# Limitations

  • I don't create an intermediate AST yet, so TeX's conditional expressions are impossible
  • deprecated macros, or macros that are not supposed to be used in LaTeX, won't even exist in LaTeX.js. Examples include: eqnarray, the old LaTeX 2.09 font macros \it, \sl, etc. Also missing are most of the plainTeX macros. See also l2tabuen.pdf.
  • incorrect but legal markup in LaTeX won't produce the same result in LaTeX.js - like when using \raggedleft in the middle of a paragraph; but the LaTeX.js result should be intuitively correct.
  • because of the limitations when parsing TeX as a context-free grammar (see below), native LaTeX packages cannot be parsed and loaded. Instead, the macros those packages (and documentclasses) provide have to be implemented in JavaScript.
  • every macro in LaTeX.js has to return a document (fragment) node, so incomplete snippets of LaTeX are currently unsupported; this will be fixed by an intermediate AST.

# ... due to HTML and CSS

There are some limitations that could theoretically be fixed with (a lot) more effort:

  • TeX boxes have a height and a depth, the depth being 0 if the box doesn't contain text that needs it. CSS boxes don't know about depth, they only have a height. HTML text in a box does have a baseline, but it always adds the space under the baseline. This causes little visual differences compared to LaTeX.

The following features in LaTeX just cannot be translated to HTML, not even when using JavaScript:

  • TeX removes any whitespace from the beginning and end of a line, even consecutive ones that would be printed in the middle of a line, like \ or ~ or ^^0020. This is not possible in HTML (yet - maybe it will be with CSS4).
  • horizontal glue, like \hfill in a paragraph of text, is not possible
  • vertical glue makes no sense in HTML, and is impossible to emulate, except in boxes with fixed height
  • \vspace{} with a negative value in horizontal mode, i.e. in the middle of a paragraph of text, is not possible (but this feature is useless anyway)

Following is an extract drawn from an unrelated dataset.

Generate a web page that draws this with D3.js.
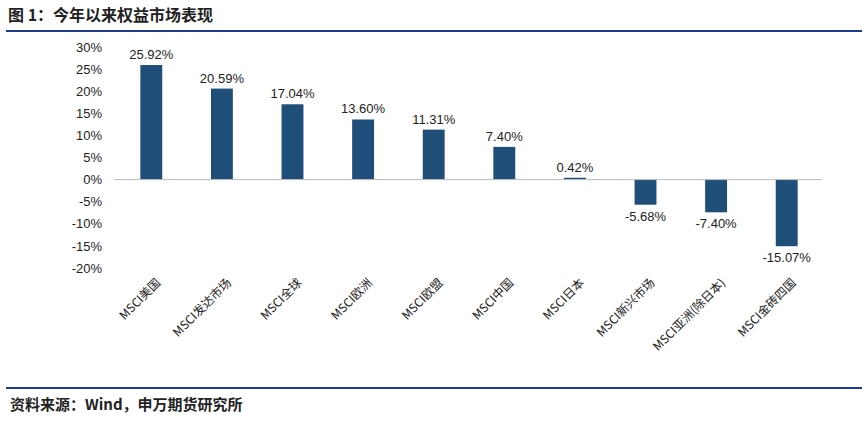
<!DOCTYPE html>
<html><head><meta charset="utf-8">
<script src="https://cdn.jsdelivr.net/npm/d3@7"></script>
<style>body{margin:0;background:#fff;font-family:"Noto Sans CJK SC","Noto Sans",sans-serif;}</style>
</head><body><svg id="c" width="868" height="421"></svg>
<script>
const categories = ["MSCI美国","MSCI发达市场","MSCI全球","MSCI欧洲","MSCI欧盟","MSCI中国","MSCI日本","MSCI新兴市场","MSCI亚洲(除日本)","MSCI金砖四国"];
const values = [25.92, 20.59, 17.04, 13.60, 11.31, 7.40, 0.42, -5.68, -7.40, -15.07];
const yTicks = [30, 25, 20, 15, 10, 5, 0, -5, -10, -15, -20];

const svg = d3.select("#c");
const blue = "#1f4e79";

svg.append("text").attr("x", 8).attr("y", 21).attr("font-size", 16).attr("font-weight", "bold")
  .attr("fill", "#222").text("图 1：今年以来权益市场表现");
svg.append("line").attr("x1", 6).attr("x2", 862).attr("y1", 31).attr("y2", 31)
  .attr("stroke", "#1a3d8f").attr("stroke-width", 2);

const x = d3.scaleBand().domain(categories).range([116, 822]).paddingInner(0.69).paddingOuter(0.345);
const y = d3.scaleLinear().domain([-20, 30]).range([268, 47]);

svg.append("g").attr("transform", "translate(110,0)")
  .call(d3.axisLeft(y).tickValues(yTicks).tickFormat(d => d + "%").tickSize(0).tickPadding(8))
  .call(g => g.select(".domain").remove())
  .selectAll("text").attr("font-size", 13).attr("fill", "#222").attr("font-family", "Liberation Sans, sans-serif");

svg.selectAll("rect.bar").data(values).join("rect")
  .attr("x", (d, i) => x(categories[i]))
  .attr("width", x.bandwidth())
  .attr("y", d => y(Math.max(0, d)))
  .attr("height", d => Math.abs(y(d) - y(0)))
  .attr("fill", blue);

svg.append("line").attr("x1", 114).attr("x2", 822).attr("y1", y(0)).attr("y2", y(0))
  .attr("stroke", "#bbb");

svg.selectAll("text.val").data(values).join("text")
  .attr("x", (d, i) => x(categories[i]) + x.bandwidth() / 2)
  .attr("y", d => d >= 0 ? y(d) - 6 : y(d) + 16)
  .attr("text-anchor", "middle").attr("font-size", 13).attr("fill", "#222")
  .attr("font-family", "Liberation Sans, sans-serif")
  .text(d => d.toFixed(2) + "%");

svg.selectAll("text.cat").data(categories).join("text")
  .attr("transform", d => `translate(${x(d) + x.bandwidth() / 2 + 10},${y(0) + 104}) rotate(-45)`)
  .attr("text-anchor", "end").attr("font-size", 12).attr("fill", "#222")
  .text(d => d);

svg.append("line").attr("x1", 6).attr("x2", 862).attr("y1", 388).attr("y2", 388)
  .attr("stroke", "#1a3d8f").attr("stroke-width", 2);
svg.append("text").attr("x", 10).attr("y", 410).attr("font-size", 15).attr("font-weight", "bold")
  .attr("fill", "#222").text("资料来源：Wind，申万期货研究所");
</script></body></html>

And the concept of pages does not really apply to HTML, so any macro related to pagebreaks will be ignored. One could say that splitting a HTML file into multiple files is like a pagebreak, but then, still, it would be much easier to handle: just choose a break before a new section or paragraph. There is no absolute space limitation like on a real page.

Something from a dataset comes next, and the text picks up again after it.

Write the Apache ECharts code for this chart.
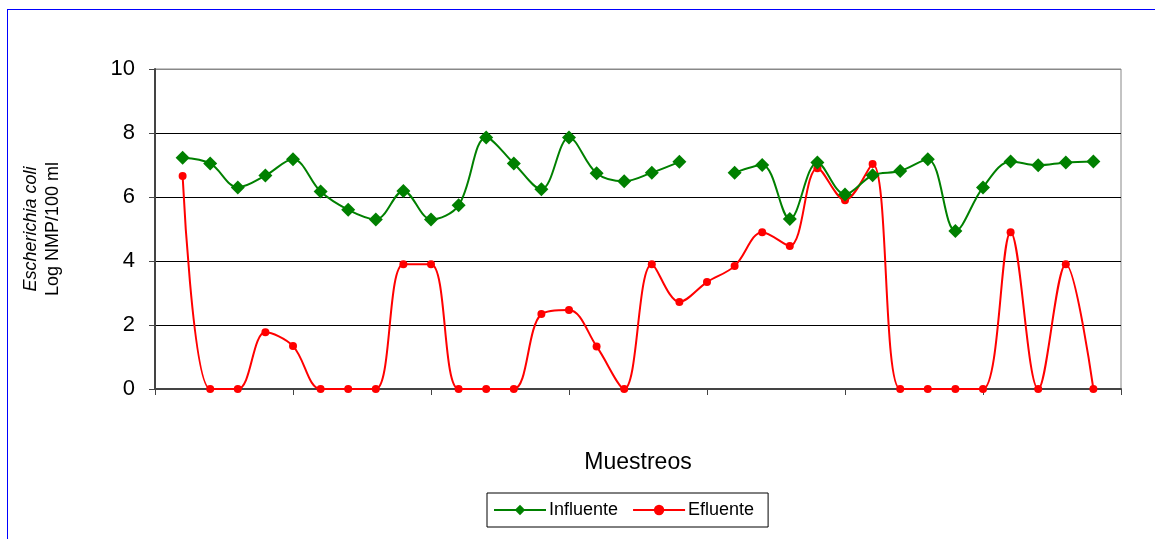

# ... when parsing TeX as a context-free grammar

This is a PEG parser, which means it interprets LaTeX as a context-free language. However, TeX (and therefore LaTeX) is Turing complete, so TeX can only really be parsed by a complete Turing machine. It is not possible to parse the full TeX language with a static parser. See here (opens new window) for some interesting examples.

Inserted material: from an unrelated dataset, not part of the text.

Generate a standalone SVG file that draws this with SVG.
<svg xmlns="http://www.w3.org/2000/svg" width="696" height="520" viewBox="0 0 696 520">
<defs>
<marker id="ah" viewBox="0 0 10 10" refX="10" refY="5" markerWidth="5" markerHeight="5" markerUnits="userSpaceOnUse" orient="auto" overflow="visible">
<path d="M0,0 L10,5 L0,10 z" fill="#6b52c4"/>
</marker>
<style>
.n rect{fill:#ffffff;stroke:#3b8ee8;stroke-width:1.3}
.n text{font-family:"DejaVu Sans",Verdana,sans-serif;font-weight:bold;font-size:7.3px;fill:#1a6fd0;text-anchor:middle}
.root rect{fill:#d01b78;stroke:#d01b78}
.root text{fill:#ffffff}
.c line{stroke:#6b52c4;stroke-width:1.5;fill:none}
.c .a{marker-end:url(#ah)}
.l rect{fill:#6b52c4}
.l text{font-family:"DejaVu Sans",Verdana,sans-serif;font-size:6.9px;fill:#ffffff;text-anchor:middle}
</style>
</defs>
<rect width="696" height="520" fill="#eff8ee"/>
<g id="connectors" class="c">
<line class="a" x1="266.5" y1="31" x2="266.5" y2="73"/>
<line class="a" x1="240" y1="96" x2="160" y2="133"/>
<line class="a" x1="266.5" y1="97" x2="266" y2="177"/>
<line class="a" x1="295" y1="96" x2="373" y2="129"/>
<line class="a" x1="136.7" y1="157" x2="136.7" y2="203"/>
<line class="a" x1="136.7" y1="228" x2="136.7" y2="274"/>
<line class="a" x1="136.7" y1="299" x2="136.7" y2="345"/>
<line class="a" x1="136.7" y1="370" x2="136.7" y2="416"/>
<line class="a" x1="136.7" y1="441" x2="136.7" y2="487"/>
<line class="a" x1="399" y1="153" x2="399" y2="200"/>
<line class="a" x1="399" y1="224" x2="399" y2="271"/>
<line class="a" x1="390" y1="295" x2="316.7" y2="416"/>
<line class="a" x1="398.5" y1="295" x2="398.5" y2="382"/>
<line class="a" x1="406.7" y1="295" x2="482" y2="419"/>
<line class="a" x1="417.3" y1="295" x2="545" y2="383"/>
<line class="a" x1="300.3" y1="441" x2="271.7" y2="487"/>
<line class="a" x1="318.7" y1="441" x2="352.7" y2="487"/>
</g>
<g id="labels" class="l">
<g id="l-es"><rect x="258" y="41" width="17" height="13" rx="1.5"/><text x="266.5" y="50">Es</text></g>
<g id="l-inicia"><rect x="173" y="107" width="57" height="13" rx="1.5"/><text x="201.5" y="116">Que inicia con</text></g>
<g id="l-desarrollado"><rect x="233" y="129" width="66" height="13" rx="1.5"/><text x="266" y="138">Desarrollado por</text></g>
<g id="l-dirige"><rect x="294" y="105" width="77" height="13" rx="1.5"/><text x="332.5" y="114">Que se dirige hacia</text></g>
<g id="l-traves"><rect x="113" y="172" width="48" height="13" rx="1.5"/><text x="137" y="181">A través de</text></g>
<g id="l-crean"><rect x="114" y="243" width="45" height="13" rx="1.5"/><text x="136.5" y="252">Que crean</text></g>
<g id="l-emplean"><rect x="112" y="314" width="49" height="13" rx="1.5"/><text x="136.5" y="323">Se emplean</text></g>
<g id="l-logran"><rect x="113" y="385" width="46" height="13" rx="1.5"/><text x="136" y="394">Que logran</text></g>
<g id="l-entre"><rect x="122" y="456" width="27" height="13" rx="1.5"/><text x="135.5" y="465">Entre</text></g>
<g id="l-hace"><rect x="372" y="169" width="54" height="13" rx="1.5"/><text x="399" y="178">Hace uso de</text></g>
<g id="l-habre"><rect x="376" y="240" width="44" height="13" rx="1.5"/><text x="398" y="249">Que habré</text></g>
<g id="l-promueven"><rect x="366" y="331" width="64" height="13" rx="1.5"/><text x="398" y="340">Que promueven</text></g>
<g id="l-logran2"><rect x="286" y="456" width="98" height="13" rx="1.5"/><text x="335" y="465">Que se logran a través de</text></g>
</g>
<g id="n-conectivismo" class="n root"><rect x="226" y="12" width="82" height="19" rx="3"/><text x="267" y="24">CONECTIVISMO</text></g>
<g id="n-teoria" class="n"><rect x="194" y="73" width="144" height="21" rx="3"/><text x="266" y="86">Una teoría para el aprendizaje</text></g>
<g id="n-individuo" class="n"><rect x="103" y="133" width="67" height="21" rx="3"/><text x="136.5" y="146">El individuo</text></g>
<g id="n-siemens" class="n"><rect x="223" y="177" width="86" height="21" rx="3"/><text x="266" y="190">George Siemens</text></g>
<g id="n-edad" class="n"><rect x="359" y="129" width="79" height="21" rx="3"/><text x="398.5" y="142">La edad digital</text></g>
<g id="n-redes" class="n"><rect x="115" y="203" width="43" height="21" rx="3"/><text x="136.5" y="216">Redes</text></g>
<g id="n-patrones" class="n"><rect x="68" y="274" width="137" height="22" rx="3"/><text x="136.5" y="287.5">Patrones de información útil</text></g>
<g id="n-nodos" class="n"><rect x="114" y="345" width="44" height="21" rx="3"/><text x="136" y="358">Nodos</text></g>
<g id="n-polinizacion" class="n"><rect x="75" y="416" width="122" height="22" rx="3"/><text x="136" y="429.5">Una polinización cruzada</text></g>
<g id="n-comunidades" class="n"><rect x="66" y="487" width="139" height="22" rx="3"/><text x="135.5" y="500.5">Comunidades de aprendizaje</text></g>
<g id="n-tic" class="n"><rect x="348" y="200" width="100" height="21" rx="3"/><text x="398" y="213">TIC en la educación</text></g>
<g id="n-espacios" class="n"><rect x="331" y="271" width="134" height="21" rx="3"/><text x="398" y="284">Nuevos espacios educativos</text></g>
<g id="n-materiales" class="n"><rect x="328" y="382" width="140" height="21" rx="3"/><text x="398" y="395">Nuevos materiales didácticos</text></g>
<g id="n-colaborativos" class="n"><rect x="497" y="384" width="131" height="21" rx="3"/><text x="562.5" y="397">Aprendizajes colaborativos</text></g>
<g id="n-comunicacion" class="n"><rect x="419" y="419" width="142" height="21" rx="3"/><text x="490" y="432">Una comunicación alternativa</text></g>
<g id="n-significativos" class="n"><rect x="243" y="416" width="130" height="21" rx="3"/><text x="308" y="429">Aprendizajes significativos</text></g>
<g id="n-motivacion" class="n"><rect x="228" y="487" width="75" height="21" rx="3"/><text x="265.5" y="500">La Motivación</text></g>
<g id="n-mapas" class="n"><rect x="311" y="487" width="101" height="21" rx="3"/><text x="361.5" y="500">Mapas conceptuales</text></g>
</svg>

It is even undecidable whether a TeX program has a parse tree. There has been done some research on the problem of parsing TeX, see here (opens new window).

To quote the four problems of TeX:

  • Since TeX has dynamic scoping, it is not possible to determine statically wheather a is an argument to \app in \app a or just another letter. It depends on the definition of \app at runtime.

  • Macros can be passed as arguments to other macros, further complicating this problem. E.g.:

    \def\app #1 #2 {#1 #2}
    \def\id #1 {#1}
    \app a b
    \app \id c
    

    Thus, targets of macro calls can in general not be determined statically.

  • TeX has a lexical macro system, which means macro bodies do not have to be syntactically correct pieces

    of TeX code. Also, macros can expand to new macro definitions.

  • Tex allows custom macro call syntax. Basically, any syntax could be changed.

I therefore take a slightly different approach:

  • First, I don't care about TeX, but only LaTeX, and most LaTeX documents do not use TeX syntax, or \def in particular. Therefore, this parser assumes standard LaTeX syntax and catcodes.

  • Second, for now there is no way of defining macros, only expanding macros is supported. So if a new LaTeX macro is needed, reimplement it in JavaScript directly, thus circumventing the problem altogether.

# Expansion and Execution

Additionally, this parser does not implement TeX's distinction of expansion and execution. I am not yet sure if I need to implement it at all. Right now, there is only one phase that takes a macro and returns an HTML fragment.

Skipped spaces and macros that expand to a macro taking a parameter further down in the input provide a good illustration of why TeX makes this distinction. Consider the commands

\def\a{\penalty200}
\a 0

This is not equivalent to

\penalty200 0

which would place a penalty of 200, and typeset the digit 0. Instead, it expands to

\penalty2000

because the space after \a is skipped in the input processor. Later stages of processing then receive the sequence

\a0

However, LaTeX documents themselves usually don't rely on or need this feature—that is, until I'm convinced otherwise.

This also means that you cannot use \vs^^+ip to have LaTeX.js interpret it as \vskip. Again, this is a feature that most people will probably never need.